▸ **Plotting code records**:
****************************************

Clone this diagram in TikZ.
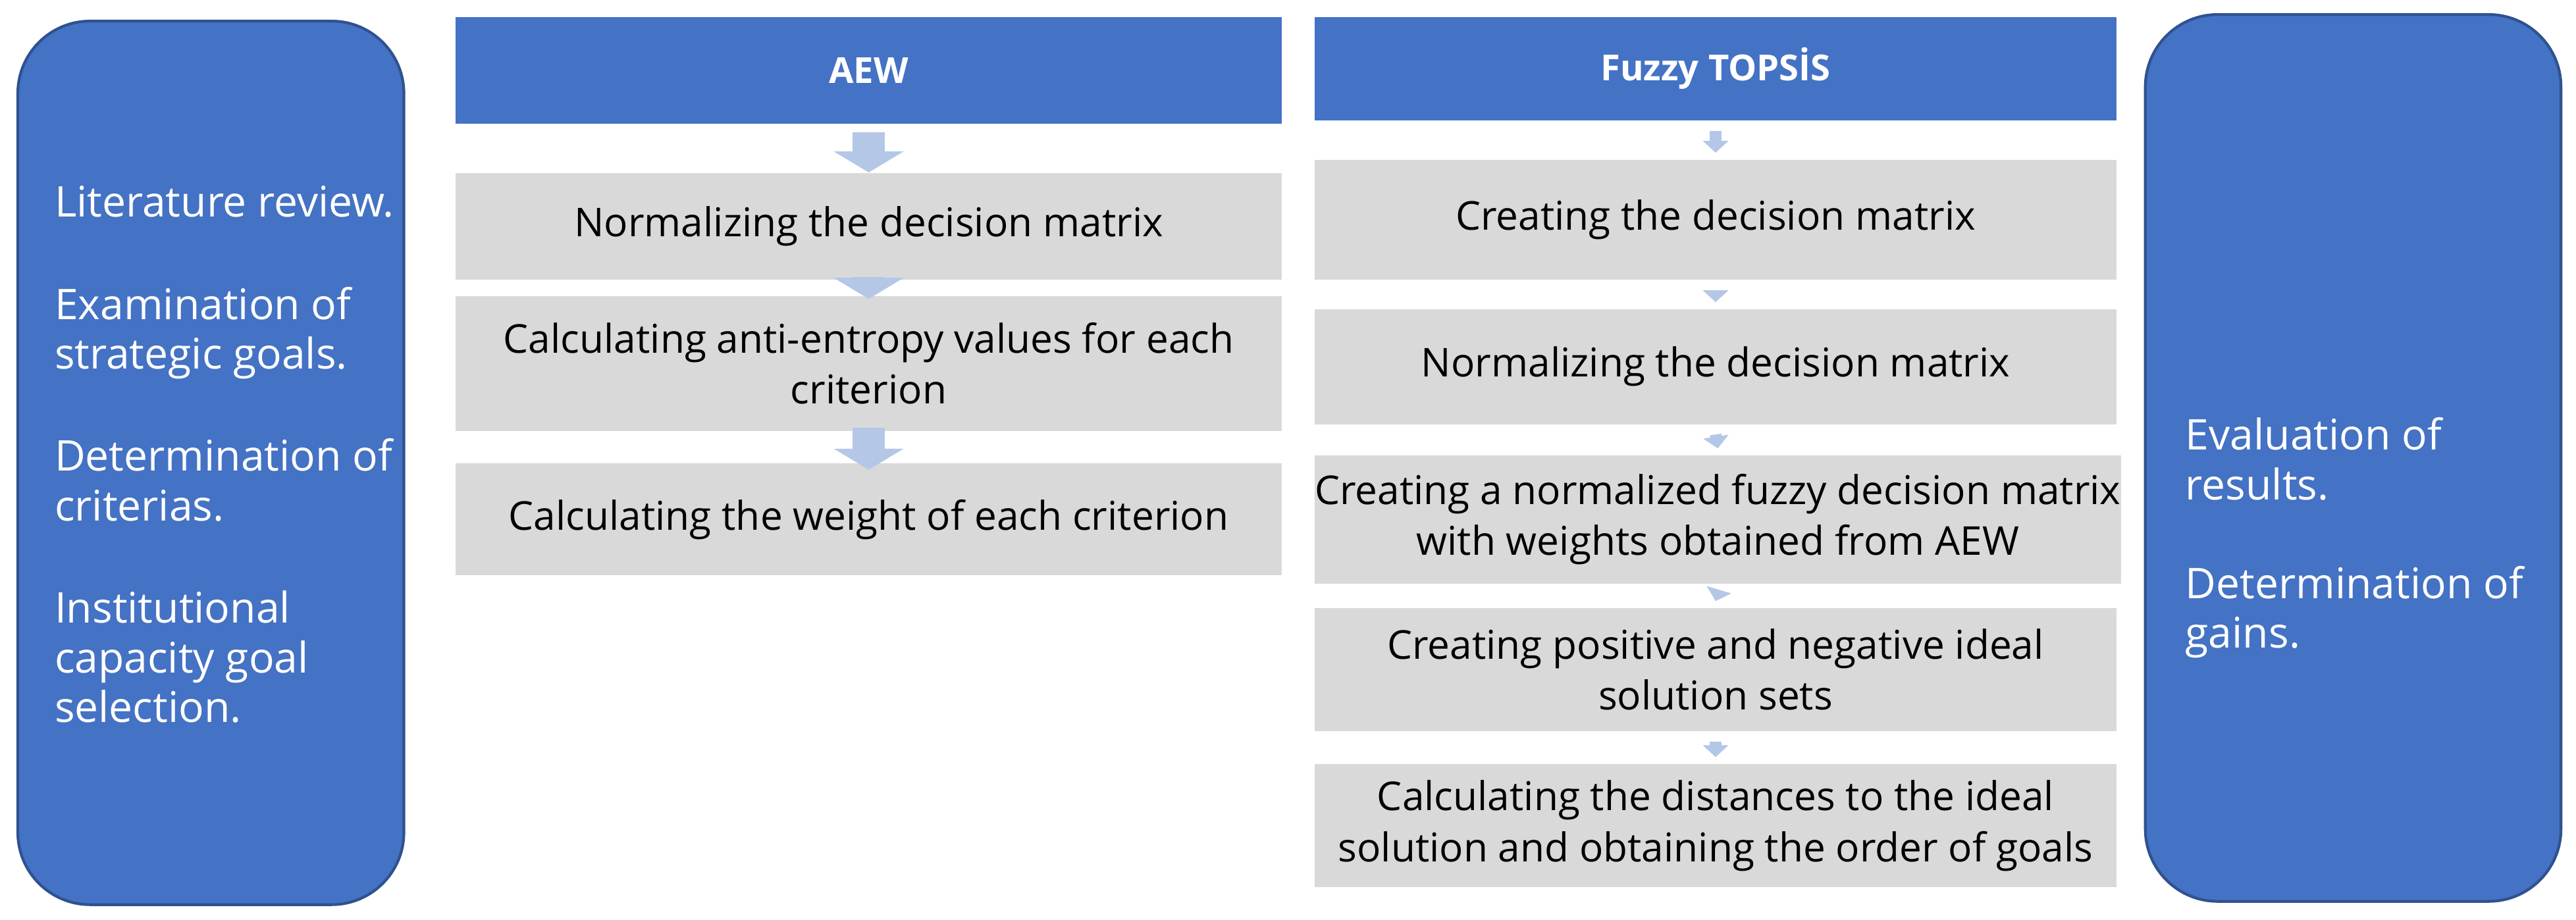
\documentclass[tikz,border=0pt]{standalone}
\usepackage{fontspec}
\setmainfont{Open Sans}
\usetikzlibrary{arrows.meta}
\definecolor{bl}{HTML}{4472C4}
\definecolor{bld}{HTML}{2F528F}
\definecolor{gr}{HTML}{D9D9D9}
\definecolor{ar}{HTML}{B4C7E7}
\tikzset{
 side/.style={fill=bl,draw=bld,line width=1.2pt,rounded corners=1.1cm,inner sep=0,anchor=north west},
 head/.style={fill=bl,draw=none,inner sep=0,text=white,font=\fontsize{15.5}{18}\selectfont\bfseries,anchor=north west},
 stepbox/.style={fill=gr,draw=none,inner sep=0,align=center,font=\fontsize{17.2}{22}\selectfont,anchor=north west},
 sidetxt/.style={text=white,align=left,anchor=north west,inner sep=0,font=\fontsize{18.3}{21.5}\selectfont},
 bigar/.style={ar,line width=14pt,-{Triangle[width=1.05cm,length=0.32cm]}},
 smar/.style={ar,line width=5pt,-{Triangle[width=0.38cm,length=0.18cm]}}
}
\begin{document}
\begin{tikzpicture}[x=0.025cm,y=-0.025cm]
\useasboundingbox (0,0) rectangle (1568,560);
\node[side,minimum width=235*0.025cm,minimum height=538*0.025cm] (L) at (10,12) {};
\node[side,minimum width=253*0.025cm,minimum height=540*0.025cm] (R) at (1305,8) {};
\node[sidetxt] (lt) at (33,113) {Literature review.\\[0.8cm] Examination of\\strategic goals.\\[0.8cm] Determination of\\criterias.\\[0.8cm] Institutional\\capacity goal\\selection.};
\node[sidetxt] (rt) at (1330,254) {Evaluation of\\results.\\[0.75cm] Determination of\\gains.};
\node[head,minimum width=503*0.025cm,minimum height=65*0.025cm] (A) at (277,10) {AEW};
\node[head,minimum width=488*0.025cm,minimum height=63*0.025cm] (F) at (800,10) {Fuzzy TOPSİS};
\node[stepbox,minimum width=503*0.025cm,minimum height=65*0.025cm] (a1) at (277,105) {Normalizing the decision matrix};
\node[stepbox,minimum width=503*0.025cm,minimum height=82*0.025cm] (a2) at (277,180) {Calculating anti-entropy values for each\\criterion};
\node[stepbox,minimum width=503*0.025cm,minimum height=68*0.025cm] (a3) at (277,282) {Calculating the weight of each criterion};
\node[stepbox,minimum width=488*0.025cm,minimum height=73*0.025cm] (f1) at (800,97) {Creating the decision matrix};
\node[stepbox,minimum width=488*0.025cm,minimum height=70*0.025cm] (f2) at (800,188) {Normalizing the decision matrix};
\node[stepbox,minimum width=488*0.025cm,minimum height=78*0.025cm] (f3) at (800,277) {Creating a normalized fuzzy decision matrix\\with weights obtained from AEW};
\node[stepbox,minimum width=488*0.025cm,minimum height=75*0.025cm] (f4) at (800,370) {Creating positive and negative ideal\\solution sets};
\node[stepbox,minimum width=488*0.025cm,minimum height=75*0.025cm] (f5) at (800,465) {Calculating the distances to the ideal\\solution and obtaining the order of goals};
\draw[bigar] ([yshift=-0.12cm]A.south) -- (a1.north);
\draw[bigar] ([yshift=0.05cm]a1.south) -- ([yshift=-0.05cm]a2.north);
\draw[bigar] ([yshift=0.05cm]a2.south) -- ([yshift=-0.1cm]a3.north);
\foreach \p/\q in {F/f1,f1/f2,f2/f3,f3/f4,f4/f5}
  \draw[smar] ([yshift=-0.15cm]\p.south) -- ([yshift=0.1cm]\q.north);
\end{tikzpicture}
\end{document}
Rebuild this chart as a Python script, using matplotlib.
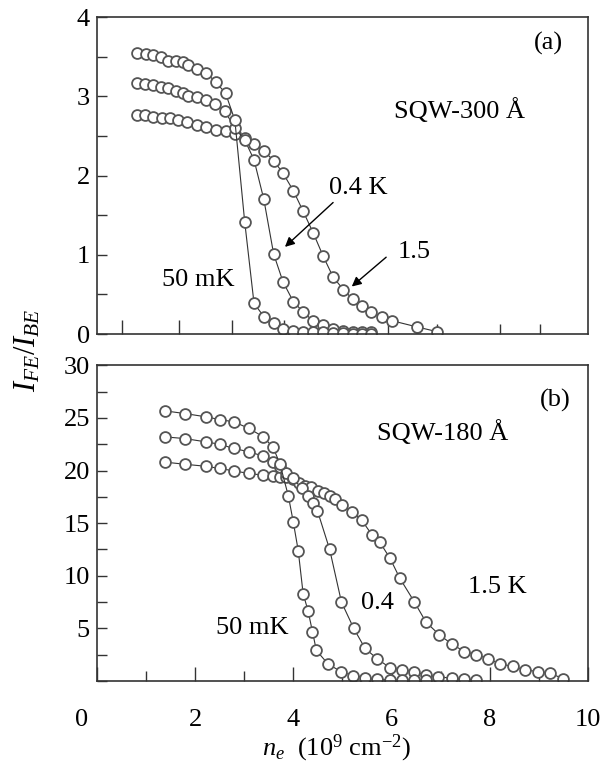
import numpy as np
import matplotlib
matplotlib.use("Agg")
import matplotlib.pyplot as plt
from matplotlib.ticker import MultipleLocator, FixedLocator, NullFormatter, FuncFormatter
from matplotlib.transforms import ScaledTranslation

plt.rcParams['font.family'] = ['Liberation Serif', 'DejaVu Serif']
plt.rcParams['mathtext.fontset'] = 'custom'
plt.rcParams['mathtext.rm'] = 'Liberation Serif'
plt.rcParams['mathtext.it'] = 'Liberation Serif:italic'

# (a) SQW-300 A
a_50mk_x = [0.81, 1.0, 1.15, 1.30, 1.45, 1.61, 1.76, 1.86, 2.03, 2.22, 2.42, 2.62, 2.81,
            3.01, 3.20, 3.40, 3.60, 3.79, 4.0, 4.2, 4.41, 4.61, 4.81, 5.02, 5.21, 5.40, 5.59]
a_50mk_y = [3.55, 3.54, 3.52, 3.49, 3.44, 3.44, 3.43, 3.39, 3.35, 3.30, 3.18, 3.04, 2.70,
            1.42, 0.39, 0.22, 0.14, 0.07, 0.04, 0.03, 0.02, 0.02, 0.01, 0.01, 0.0, 0.0, 0.0]
a_04k_x = [0.81, 0.98, 1.15, 1.30, 1.45, 1.61, 1.76, 1.86, 2.03, 2.22, 2.40, 2.60, 2.81,
           3.01, 3.20, 3.40, 3.60, 3.79, 4.0, 4.2, 4.41, 4.61, 4.81, 5.02, 5.21, 5.40, 5.59]
a_04k_y = [3.17, 3.16, 3.14, 3.12, 3.10, 3.07, 3.04, 3.01, 2.99, 2.95, 2.90, 2.82, 2.60,
           2.45, 2.20, 1.70, 1.01, 0.66, 0.41, 0.28, 0.16, 0.11, 0.06, 0.04, 0.03, 0.02, 0.02]
a_15k_x = [0.81, 0.98, 1.15, 1.32, 1.49, 1.66, 1.84, 2.03, 2.22, 2.42, 2.63, 2.81, 3.01,
           3.20, 3.40, 3.60, 3.79, 4.0, 4.2, 4.41, 4.61, 4.81, 5.02, 5.21, 5.40, 5.59,
           5.80, 6.0, 6.52, 6.93]
a_15k_y = [2.77, 2.76, 2.74, 2.73, 2.72, 2.70, 2.67, 2.64, 2.61, 2.57, 2.56, 2.53, 2.47,
           2.40, 2.31, 2.19, 2.03, 1.81, 1.55, 1.27, 0.98, 0.72, 0.56, 0.44, 0.36, 0.28,
           0.21, 0.17, 0.09, 0.03]

# (b) SQW-180 A
b_50mk_x = [1.39, 1.79, 2.23, 2.50, 2.79, 3.10, 3.39, 3.59, 3.73, 3.90, 4.0, 4.10, 4.2,
            4.30, 4.39, 4.47, 4.71, 4.97, 5.21, 5.46, 5.71, 5.97, 6.21, 6.46, 6.70]
b_50mk_y = [25.67, 25.42, 25.10, 24.85, 24.63, 24.0, 23.2, 22.2, 20.6, 17.57, 15.1, 12.4, 8.3,
            6.67, 4.69, 2.9, 1.6, 0.9, 0.5, 0.33, 0.16, 0.1, 0.08, 0.06, 0.05]
b_04k_x = [1.39, 1.79, 2.23, 2.50, 2.79, 3.10, 3.39, 3.59, 3.73, 3.86, 3.99, 4.17, 4.30,
           4.41, 4.49, 4.74, 4.98, 5.23, 5.46, 5.71, 5.97, 6.21, 6.46, 6.70, 6.95, 7.23,
           7.48, 7.72]
b_04k_y = [23.2, 23.04, 22.72, 22.5, 22.1, 21.78, 21.37, 20.8, 20.35, 19.8, 19.3, 18.3, 17.57,
           16.87, 16.2, 12.5, 7.5, 5.0, 3.1, 2.1, 1.25, 1.05, 0.9, 0.55, 0.4, 0.26,
           0.16, 0.1]
b_15k_x = [1.39, 1.79, 2.23, 2.50, 2.79, 3.10, 3.39, 3.59, 3.73, 3.86, 3.99, 4.12, 4.24,
           4.37, 4.51, 4.62, 4.74, 4.85, 5.0, 5.19, 5.39, 5.60, 5.76, 5.97, 6.17, 6.46,
           6.70, 6.97, 7.23, 7.48, 7.72, 7.97, 8.21, 8.47, 8.72, 8.98, 9.23, 9.48]
b_15k_y = [20.8, 20.6, 20.4, 20.2, 19.97, 19.72, 19.56, 19.46, 19.4, 19.34, 19.15, 18.84, 18.52,
           18.4, 18.1, 17.9, 17.6, 17.3, 16.7, 16.1, 15.3, 13.9, 13.2, 11.65, 9.75, 7.55,
           5.6, 4.4, 3.5, 2.8, 2.5, 2.1, 1.6, 1.4, 1.05, 0.9, 0.75, 0.23]

top_xticks_major = [0.51, 1.67, 2.75, 3.81]
top_xticks_minor = [4.85, 5.93, 6.92, 8.21, 9.02]

FS = 19
XPAD = 20
line_kw = dict(color='#333333', lw=0.8, marker='o', ms=7.8, mfc='white',
               mec='#555555', mew=1.3)

fig = plt.figure(figsize=(6.05, 7.68), dpi=100)
ax1 = fig.add_axes([0.160, 0.565, 0.812, 0.4128])
ax2 = fig.add_axes([0.160, 0.1133, 0.812, 0.411])

for x, y in [(a_15k_x, a_15k_y), (a_04k_x, a_04k_y), (a_50mk_x, a_50mk_y)]:
    ax1.plot(x, y, **line_kw)
for x, y in [(b_15k_x, b_15k_y), (b_04k_x, b_04k_y), (b_50mk_x, b_50mk_y)]:
    ax2.plot(x, y, **line_kw)

for ax in (ax1, ax2):
    ax.set_xlim(0, 10)
    for s in ax.spines.values():
        s.set_color('#333333')
        s.set_linewidth(1.2)
    ax.tick_params(which='both', direction='in', top=False, right=False,
                   colors='#333333', width=1.0, labelsize=FS, labelcolor='black')
    ax.tick_params(which='major', length=10)
    ax.tick_params(which='minor', length=7)
    ax.tick_params(axis='y', which='both', length=7, pad=5)

ax1.set_ylim(0, 4)
ax1.yaxis.set_major_locator(MultipleLocator(1))
ax1.yaxis.set_minor_locator(MultipleLocator(0.5))
ax1.xaxis.set_major_locator(FixedLocator(top_xticks_major))
ax1.xaxis.set_minor_locator(FixedLocator(top_xticks_minor))
ax1.xaxis.set_major_formatter(NullFormatter())

ax2.set_ylim(0, 30)
ax2.set_yticks([5, 10, 15, 20, 25, 30])
ax2.yaxis.set_minor_locator(MultipleLocator(2.5))
ax2.xaxis.set_major_locator(MultipleLocator(2))
ax2.xaxis.set_minor_locator(MultipleLocator(1))
ax2.tick_params(axis='x', which='major', pad=XPAD)
# the "0" sits left of the corner, so it is drawn separately
ax2.xaxis.set_major_formatter(FuncFormatter(lambda v, p: '' if v == 0 else '%g' % v))
ax2.text(-0.3, 0, '0', fontsize=FS, ha='center', va='top',
         transform=ax2.get_xaxis_transform() +
         ScaledTranslation(0, -XPAD / 72, fig.dpi_scale_trans))

# panel (a) annotations
ax1.text(9.19, 3.67, '(a)', fontsize=FS, ha='center', va='center')
ax1.text(7.39, 2.82, 'SQW-300 Å', fontsize=FS, ha='center', va='center')
ax1.text(5.32, 1.84, '0.4 K', fontsize=FS, ha='center', va='center')
ax1.text(6.46, 1.03, '1.5', fontsize=FS, ha='center', va='center')
ax1.text(2.06, 0.68, '50 mK', fontsize=FS, ha='center', va='center')
arrow_kw = dict(arrowstyle='-|>', color='black', lw=1.0, mutation_scale=14,
                shrinkA=0, shrinkB=0)
ax1.annotate('', xy=(3.83, 1.10), xytext=(4.81, 1.66), arrowprops=arrow_kw)
ax1.annotate('', xy=(5.19, 0.60), xytext=(5.89, 0.97), arrowprops=arrow_kw)

# panel (b) annotations
ax2.text(9.33, 26.7, '(b)', fontsize=FS, ha='center', va='center')
ax2.text(7.03, 23.6, 'SQW-180 Å', fontsize=FS, ha='center', va='center')
ax2.text(8.15, 8.9, '1.5 K', fontsize=FS, ha='center', va='center')
ax2.text(5.72, 7.4, '0.4', fontsize=FS, ha='center', va='center')
ax2.text(3.16, 5.0, '50 mK', fontsize=FS, ha='center', va='center')

fig.text(0.046, 0.544, r'$I_{FE}/I_{BE}$', fontsize=FS + 3, rotation=90,
         ha='center', va='center')
fig.text(0.556, 0.025, r'$n_e$  (10$^9$ cm$^{-2}$)', fontsize=FS,
         ha='center', va='center')

fig.savefig('out.png', dpi=100)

****************************************

▸ **Goal of the exercise**: What lines above run from the one with "Rebuild this chart" to the one with "plt.rcParams['mathtext.it'] = 'Liberation"? Give them again exactly, ends included, and leave the pictures out.

▸ **Result**:
Rebuild this chart as a Python script, using matplotlib.
import numpy as np
import matplotlib
matplotlib.use("Agg")
import matplotlib.pyplot as plt
from matplotlib.ticker import MultipleLocator, FixedLocator, NullFormatter, FuncFormatter
from matplotlib.transforms import ScaledTranslation

plt.rcParams['font.family'] = ['Liberation Serif', 'DejaVu Serif']
plt.rcParams['mathtext.fontset'] = 'custom'
plt.rcParams['mathtext.rm'] = 'Liberation Serif'
plt.rcParams['mathtext.it'] = 'Liberation Serif:italic'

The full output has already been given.